State and Local Tax Deductions
House Democrats from high-tax states like California, New York and New Jersey insisted that the SALT cap be lifted from the current $10,000 cap adopted in 2017 as part of former President Donald Trump’s Tax Cuts and Jobs Act. In their version of Biden’s package, the cap would be lifted to $80,000 annually through 2030.
While the policy was touted by coastal House Democrats, including Pelosi, some of their Senate colleagues have staunchly objected to including a tax cut that would overwhelmingly benefit the wealthy Americans.
“[I’m] not a big fan,” Montana Democratic Sen. Jon Tester said of the SALT provisions after the House passed the bill. “I think it gives tax breaks to the wrong people: rich people.”
Sanders, who has long opposed raising the SALT cap, was even blunter. “I think it’s bad politics, it’s bad policy … The bottom line is, we have to help the middle class, not the 1%,” he said.
Even Manchin, who constantly torpedoed Sanders’ attempts to broaden the overall bill, has opposed reigning in how much in taxes Americans can deduct via SALT. While he has not commented publicly on the provision, he was the only Democrat who endorsed Republicans’ effort to establish the cap four years ago.
Climate Change Measures
Manchin has already scrubbed the White House’s proposed Clean Electricity Payment Program from the bill, and, along with Tester, ruling out a carbon tax as a replacement provision shortly after.
Manchin also reportedly objected to a union-made electric vehicle credit. The House-passed bill would allow for a $7,500 tax deduction on all electric vehicles and an additional $4,500 deduction on vehicles from companies meeting particular outlined criteria.
As a result, an electric vehicle from General Motors or Ford could receive $12,000 in deductions, while one from Toyota, which has a large presence in West Virginia, could receive just $7,500.
“This can’t happen. It’s not who we are as a country. It’s not how we built this country, and the product should speak for itself,” Manchin told Automotive News on Nov. 11 while at a Toyota plant in his home state. “We shouldn’t use everyone’s tax dollars to pick winners and losers … Hopefully, we’ll get that … corrected.”

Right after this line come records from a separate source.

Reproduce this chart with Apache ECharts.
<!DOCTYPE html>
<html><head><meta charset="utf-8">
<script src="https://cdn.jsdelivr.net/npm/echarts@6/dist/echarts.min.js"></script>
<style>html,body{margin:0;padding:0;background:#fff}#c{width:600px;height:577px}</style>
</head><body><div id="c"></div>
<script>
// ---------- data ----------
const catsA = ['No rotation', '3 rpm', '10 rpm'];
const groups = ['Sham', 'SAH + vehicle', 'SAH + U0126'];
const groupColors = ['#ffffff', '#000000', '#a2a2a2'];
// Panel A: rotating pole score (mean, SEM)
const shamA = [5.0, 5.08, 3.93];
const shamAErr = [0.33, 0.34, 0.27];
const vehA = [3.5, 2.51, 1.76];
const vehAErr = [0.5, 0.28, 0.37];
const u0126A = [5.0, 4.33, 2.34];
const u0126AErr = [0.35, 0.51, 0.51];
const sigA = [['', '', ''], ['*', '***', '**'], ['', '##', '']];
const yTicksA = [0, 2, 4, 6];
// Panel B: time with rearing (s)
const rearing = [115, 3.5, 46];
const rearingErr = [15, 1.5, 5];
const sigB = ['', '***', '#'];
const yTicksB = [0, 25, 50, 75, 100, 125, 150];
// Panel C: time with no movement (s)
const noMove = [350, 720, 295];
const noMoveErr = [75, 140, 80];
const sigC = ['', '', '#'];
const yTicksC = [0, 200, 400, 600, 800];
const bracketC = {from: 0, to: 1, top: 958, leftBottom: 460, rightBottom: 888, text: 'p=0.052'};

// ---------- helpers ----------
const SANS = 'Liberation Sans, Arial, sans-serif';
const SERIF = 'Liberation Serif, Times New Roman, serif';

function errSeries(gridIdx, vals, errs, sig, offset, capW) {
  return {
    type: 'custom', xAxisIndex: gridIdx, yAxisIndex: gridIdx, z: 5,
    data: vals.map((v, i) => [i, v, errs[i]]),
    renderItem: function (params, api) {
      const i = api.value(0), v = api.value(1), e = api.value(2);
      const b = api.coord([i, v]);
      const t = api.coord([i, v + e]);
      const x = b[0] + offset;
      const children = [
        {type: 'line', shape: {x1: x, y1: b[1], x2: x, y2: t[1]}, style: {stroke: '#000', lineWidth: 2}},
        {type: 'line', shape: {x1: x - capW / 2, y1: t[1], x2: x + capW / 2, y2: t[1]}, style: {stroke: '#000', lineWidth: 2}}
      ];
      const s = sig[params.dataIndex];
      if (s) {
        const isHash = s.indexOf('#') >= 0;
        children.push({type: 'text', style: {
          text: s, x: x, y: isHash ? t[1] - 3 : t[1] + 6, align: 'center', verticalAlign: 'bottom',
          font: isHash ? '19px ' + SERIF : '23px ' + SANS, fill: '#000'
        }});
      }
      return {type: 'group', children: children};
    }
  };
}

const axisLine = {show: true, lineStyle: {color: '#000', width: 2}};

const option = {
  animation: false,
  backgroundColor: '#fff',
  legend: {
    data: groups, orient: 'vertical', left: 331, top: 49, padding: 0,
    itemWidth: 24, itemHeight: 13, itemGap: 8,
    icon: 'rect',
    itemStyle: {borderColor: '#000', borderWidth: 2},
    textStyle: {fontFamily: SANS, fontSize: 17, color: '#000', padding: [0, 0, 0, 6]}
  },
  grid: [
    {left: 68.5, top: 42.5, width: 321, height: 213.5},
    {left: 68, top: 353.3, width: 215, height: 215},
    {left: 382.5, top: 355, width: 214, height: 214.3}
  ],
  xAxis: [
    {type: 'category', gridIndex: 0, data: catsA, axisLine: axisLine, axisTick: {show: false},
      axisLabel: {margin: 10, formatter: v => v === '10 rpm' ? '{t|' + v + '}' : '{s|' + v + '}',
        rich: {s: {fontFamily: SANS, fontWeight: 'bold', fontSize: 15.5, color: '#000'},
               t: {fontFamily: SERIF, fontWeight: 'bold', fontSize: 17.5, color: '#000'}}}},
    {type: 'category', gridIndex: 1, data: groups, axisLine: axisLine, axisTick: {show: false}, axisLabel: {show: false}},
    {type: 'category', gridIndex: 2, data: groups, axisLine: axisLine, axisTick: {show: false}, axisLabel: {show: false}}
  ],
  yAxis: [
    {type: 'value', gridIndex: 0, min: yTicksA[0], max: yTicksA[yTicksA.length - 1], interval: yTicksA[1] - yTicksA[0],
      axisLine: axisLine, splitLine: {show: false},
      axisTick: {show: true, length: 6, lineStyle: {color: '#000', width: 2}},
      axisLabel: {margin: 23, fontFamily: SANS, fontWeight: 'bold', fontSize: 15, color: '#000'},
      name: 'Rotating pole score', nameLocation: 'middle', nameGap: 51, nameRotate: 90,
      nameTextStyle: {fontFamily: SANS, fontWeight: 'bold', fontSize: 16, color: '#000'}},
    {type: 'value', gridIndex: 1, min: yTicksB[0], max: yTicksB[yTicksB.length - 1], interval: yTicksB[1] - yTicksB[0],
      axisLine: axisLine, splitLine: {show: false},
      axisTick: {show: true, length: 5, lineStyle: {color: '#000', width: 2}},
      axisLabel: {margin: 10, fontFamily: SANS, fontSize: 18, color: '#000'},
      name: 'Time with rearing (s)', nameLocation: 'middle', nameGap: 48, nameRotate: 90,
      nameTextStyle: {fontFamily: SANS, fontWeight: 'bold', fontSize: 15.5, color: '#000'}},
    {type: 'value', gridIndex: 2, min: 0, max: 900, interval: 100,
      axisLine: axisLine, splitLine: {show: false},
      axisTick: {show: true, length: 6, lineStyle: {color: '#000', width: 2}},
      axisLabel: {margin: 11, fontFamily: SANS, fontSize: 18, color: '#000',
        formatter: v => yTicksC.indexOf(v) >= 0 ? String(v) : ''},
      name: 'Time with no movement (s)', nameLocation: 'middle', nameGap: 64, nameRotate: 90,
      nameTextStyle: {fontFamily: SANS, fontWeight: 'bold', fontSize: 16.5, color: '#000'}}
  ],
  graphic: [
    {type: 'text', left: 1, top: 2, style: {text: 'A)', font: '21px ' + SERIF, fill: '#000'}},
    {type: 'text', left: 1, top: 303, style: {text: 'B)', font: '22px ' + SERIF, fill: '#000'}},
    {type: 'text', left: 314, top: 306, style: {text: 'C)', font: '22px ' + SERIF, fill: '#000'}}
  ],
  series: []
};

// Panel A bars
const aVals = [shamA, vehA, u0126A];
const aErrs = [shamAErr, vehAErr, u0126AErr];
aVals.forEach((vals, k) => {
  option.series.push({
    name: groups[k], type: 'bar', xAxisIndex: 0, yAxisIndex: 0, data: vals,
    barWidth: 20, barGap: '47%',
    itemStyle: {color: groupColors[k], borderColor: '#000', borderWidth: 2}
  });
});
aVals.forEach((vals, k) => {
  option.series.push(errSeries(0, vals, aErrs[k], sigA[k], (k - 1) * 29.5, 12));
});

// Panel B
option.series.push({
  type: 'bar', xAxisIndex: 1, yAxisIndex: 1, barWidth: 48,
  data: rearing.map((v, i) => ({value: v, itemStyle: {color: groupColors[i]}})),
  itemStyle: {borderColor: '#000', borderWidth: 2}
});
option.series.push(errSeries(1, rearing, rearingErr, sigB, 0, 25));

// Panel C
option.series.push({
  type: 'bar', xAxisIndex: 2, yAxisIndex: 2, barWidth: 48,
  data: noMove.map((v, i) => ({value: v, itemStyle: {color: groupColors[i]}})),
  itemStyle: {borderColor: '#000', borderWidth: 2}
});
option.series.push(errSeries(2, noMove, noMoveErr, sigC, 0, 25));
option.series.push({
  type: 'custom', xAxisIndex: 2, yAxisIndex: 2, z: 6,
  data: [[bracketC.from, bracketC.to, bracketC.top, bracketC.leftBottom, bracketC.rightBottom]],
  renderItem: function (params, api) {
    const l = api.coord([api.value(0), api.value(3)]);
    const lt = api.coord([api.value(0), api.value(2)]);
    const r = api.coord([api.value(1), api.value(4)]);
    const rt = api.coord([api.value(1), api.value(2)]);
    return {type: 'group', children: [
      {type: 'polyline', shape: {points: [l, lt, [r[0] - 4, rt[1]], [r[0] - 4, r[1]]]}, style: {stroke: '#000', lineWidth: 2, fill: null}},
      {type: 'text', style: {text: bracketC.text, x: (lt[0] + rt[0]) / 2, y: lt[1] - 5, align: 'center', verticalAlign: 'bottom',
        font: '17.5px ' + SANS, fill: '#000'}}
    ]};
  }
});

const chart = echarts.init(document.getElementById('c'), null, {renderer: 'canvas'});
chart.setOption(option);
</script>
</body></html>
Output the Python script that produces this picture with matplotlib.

Climate change provisions also account for about $550 billion of the House-passed bill, and moderates, including Manchin, have insisted that the bill be fully paid for. The Congressional Budget Office estimated last week that the package would add about $367 billion to the deficit over 10 years, not including potential revenue from IRS enforcement, meaning that the provisions could be tampered down if senators object to the bill’s overall price tag.
Immigration Reform
Included in the House-passed bill is a provision that would grant provisional work permits to as many as 6.5 million noncitizen immigrants. Democrats hope that this will be the first step on a pathway to citizenship, but their last two attempts to include some type of immigration reform have been blocked by the Senate Parliamentarian, who ruled that the changes didn’t directly impact the budget to a point where they could be included in the filibuster-proof legislation.
“I do support the immigration proposals that are being offered in the upcoming reconciliation package,” Sinema told the Arizona Republic earlier in November. “I also recognize that there are legal limitations to what can be done in a reconciliation package.”